First, I like to imagine what's happening! We have a big fullback running, and a tackler stops him. I picked "east" as the positive direction for our calculations, so "west" will be negative.

(a) To figure out the fullback's original momentum, we need to know how much "oomph" he had! **Momentum is simply how heavy something is multiplied by how fast it's going.**
* The fullback's mass is 95 kg.
* His initial speed is 3.0 m/s (to the east, so we use +3.0).
* So, original momentum = 95 kg * 3.0 m/s = 285 kg·m/s. Since it's positive, it's heading east!

(b) Next, we need to find the impulse on the fullback. **Impulse is all about how much something's momentum changes!** The fullback started moving and then totally stopped.
* His final speed is 0 m/s, so his final momentum is 0 (95 kg * 0 m/s = 0).
* His original momentum was 285 kg·m/s (from part a).
* The change in momentum (which is the impulse!) = Final momentum - Original momentum = 0 - 285 kg·m/s = -285 kg·m/s.
* The minus sign just tells us the impulse was in the opposite direction of his original motion, so it was to the west.

(c) Now, let's think about the impulse on the tackler. This is where **Newton's Third Law of Motion** comes in! It tells us that when the tackler pushes on the fullback, the fullback pushes back on the tackler with an equal and opposite push (impulse).
* We just found that the impulse on the fullback was 285 kg·m/s to the west.
* So, the impulse on the tackler must be the exact opposite: 285 kg·m/s to the east!

(d) Finally, we want to know the average force on the tackler.
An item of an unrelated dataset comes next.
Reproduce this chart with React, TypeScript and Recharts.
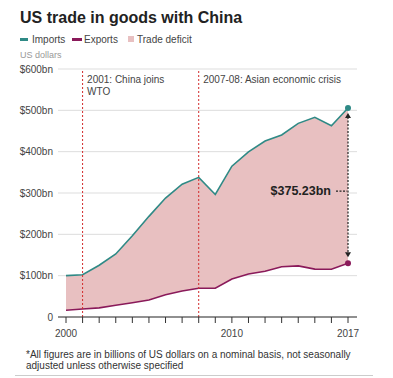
import React from 'react';
import {
  ComposedChart,
  Line,
  Area,
  XAxis,
  YAxis,
  CartesianGrid,
  ReferenceLine,
} from 'recharts';

const years = [2000, 2001, 2002, 2003, 2004, 2005, 2006, 2007, 2008, 2009, 2010, 2011, 2012, 2013, 2014, 2015, 2016, 2017];
const imports = [100.0, 102.3, 125.2, 152.4, 196.7, 243.5, 287.8, 321.4, 337.8, 296.4, 364.9, 399.4, 425.6, 440.4, 468.5, 483.2, 462.6, 505.47];
const exports = [16.2, 19.2, 22.1, 28.4, 34.4, 41.2, 53.7, 62.9, 69.7, 69.5, 91.9, 104.1, 110.5, 121.7, 123.7, 115.9, 115.6, 130.24];
const labeledYears = [2000, 2010, 2017];
const yTicks = [0, 100, 200, 300, 400, 500, 600];
const events = [
  { year: 2001, lines: ['2001: China joins', 'WTO'] },
  { year: 2008, lines: ['2007-08: Asian economic crisis'] },
];

const TEAL = '#2f8a86';
const PURPLE = '#8a1a5a';
const PINK = '#e8c0c1';
const RED = '#d22b2b';
const FONT = '"Liberation Sans", Arial, Helvetica, sans-serif';

const data = years.map((year, i) => ({
  year,
  imports: imports[i],
  exports: exports[i],
  deficit: [exports[i], imports[i]],
}));

const last = data.length - 1;
const deficitLabel = `$${(imports[last] - exports[last]).toFixed(2)}bn`;

const endDot = (color: string) => (p: any) =>
  p.index === last ? (
    <circle key={`d${p.index}`} cx={p.cx} cy={p.cy} r={3} fill={color} stroke="none" />
  ) : (
    <g key={`d${p.index}`} />
  );

const eventLabel = (lines: string[]) => (p: any) => {
  const vb = p.viewBox || {};
  return (
    <text x={vb.x + 4.5} y={vb.y + 13.5} fontSize={10} fill="#444" fontFamily={FONT}>
      {lines.map((l, i) => (
        <tspan key={i} x={vb.x + 4.5} dy={i === 0 ? 0 : 12.5}>
          {l}
        </tspan>
      ))}
    </text>
  );
};

const DeficitArrow = (p: any) => {
  const x = p.x1;
  const top = Math.min(p.y1, p.y2) + 5;
  const bottom = Math.max(p.y1, p.y2) - 6;
  const mid = (top + bottom) / 2;
  return (
    <g>
      <line x1={x} y1={top + 4} x2={x} y2={bottom - 4} stroke="#222" strokeWidth={1.2} strokeDasharray="2 1.5" />
      <path d={`M${x},${top} L${x - 3},${top + 5} L${x + 3},${top + 5} Z`} fill="#222" />
      <path d={`M${x},${bottom} L${x - 3},${bottom - 5} L${x + 3},${bottom - 5} Z`} fill="#222" />
      <line x1={x - 12} y1={mid + 6} x2={x - 1} y2={mid + 6} stroke="#222" strokeWidth={1.2} strokeDasharray="2 1.5" />
      <text x={x - 17} y={mid + 10} textAnchor="end" fontSize={12.5} fontWeight="bold" fill="#222" fontFamily={FONT}>
        {deficitLabel}
      </text>
    </g>
  );
};

const abs = (top: number, left: number, extra: React.CSSProperties = {}): React.CSSProperties => ({
  position: 'absolute',
  top,
  left,
  whiteSpace: 'nowrap',
  ...extra,
});

const App = () => {
  return (
    <div style={{ position: 'absolute', left: 0, top: 0, width: 393, height: 378, background: '#fff', fontFamily: FONT }}>
      <div style={abs(9.5, 20, { fontSize: 16, lineHeight: '16px', fontWeight: 'bold', color: '#222' })}>
        US trade in goods with China
      </div>

      <div style={abs(38, 20, { width: 8, height: 3, background: TEAL })} />
      <div style={abs(34.5, 32, { fontSize: 10, lineHeight: '10px', color: '#444' })}>Imports</div>
      <div style={abs(38, 72, { width: 10, height: 3, background: PURPLE })} />
      <div style={abs(34.5, 84, { fontSize: 10, lineHeight: '10px', color: '#444' })}>Exports</div>
      <div style={abs(36, 128, { width: 6, height: 6, background: PINK })} />
      <div style={abs(34.5, 137, { fontSize: 10, lineHeight: '10px', color: '#444' })}>Trade deficit</div>

      <div style={abs(51, 20, { fontSize: 9, lineHeight: '9px', color: '#999' })}>US dollars</div>

      <div style={abs(0, 0)}>
        <ComposedChart
          width={393}
          height={378}
          data={data}
          margin={{ top: 69, right: 36, bottom: 31, left: 8 }}
        >
          <CartesianGrid horizontal vertical={false} stroke="#dddddd" />
          <XAxis
            dataKey="year"
            type="number"
            domain={[2000, 2017]}
            ticks={years}
            interval={0}
            padding={{ left: 8, right: 9 }}
            tickFormatter={(v: number) => (labeledYears.includes(v) ? String(v) : '')}
            tick={{ fontSize: 10, fill: '#444', fontFamily: FONT }}
            axisLine={{ stroke: '#333' }}
            tickLine={{ stroke: '#333' }}
            tickSize={6}
            tickMargin={7}
            height={30}
          />
          <YAxis
            domain={[0, 600]}
            ticks={yTicks}
            width={50}
            axisLine={false}
            tickLine={false}
            tickSize={0}
            tickMargin={5}
            tick={{ fontSize: 10, fill: '#444', fontFamily: FONT }}
            tickFormatter={(v: number) => (v === 0 ? '0' : `$${v}bn`)}
          />
          <Area
            type="linear"
            dataKey="deficit"
            fill={PINK}
            fillOpacity={1}
            stroke="none"
            isAnimationActive={false}
          />
          <Line
            type="linear"
            dataKey="exports"
            stroke={PURPLE}
            strokeWidth={1.6}
            dot={endDot(PURPLE)}
            activeDot={false}
            isAnimationActive={false}
          />
          <Line
            type="linear"
            dataKey="imports"
            stroke={TEAL}
            strokeWidth={1.6}
            dot={endDot(TEAL)}
            activeDot={false}
            isAnimationActive={false}
          />
          {events.map((e) => (
            <ReferenceLine
              key={e.year}
              x={e.year}
              stroke={RED}
              strokeDasharray="2 2"
              strokeWidth={1}
              label={eventLabel(e.lines)}
            />
          ))}
          <ReferenceLine
            segment={[
              { x: years[last], y: exports[last] },
              { x: years[last], y: imports[last] },
            ]}
            shape={DeficitArrow}
          />
        </ComposedChart>
      </div>

      <div style={abs(348.8, 26, { fontSize: 10, lineHeight: '11.5px', color: '#333' })}>
        *All figures are in billions of US dollars on a nominal basis, not seasonally
        <br />
        adjusted unless otherwise specified
      </div>
      <div style={abs(375, 15, { width: 358, height: 1, background: '#cccccc' })} />
    </div>
  );
};

export default App;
We know that **impulse is also equal to the average force multiplied by the time that force acts.** We just found the impulse on the tackler, and we know how long the tackle took.
* Impulse on tackler = 285 kg·m/s (from part c).
* Time of the tackle = 0.85 seconds.
* Average force = Impulse / Time = 285 kg·m/s / 0.85 s.
* Doing the division gives us about 335.29 N. If we round it to two significant figures (like the numbers given in the problem), it's about 340 N. Since the impulse on the tackler was to the east, the force is also to the east!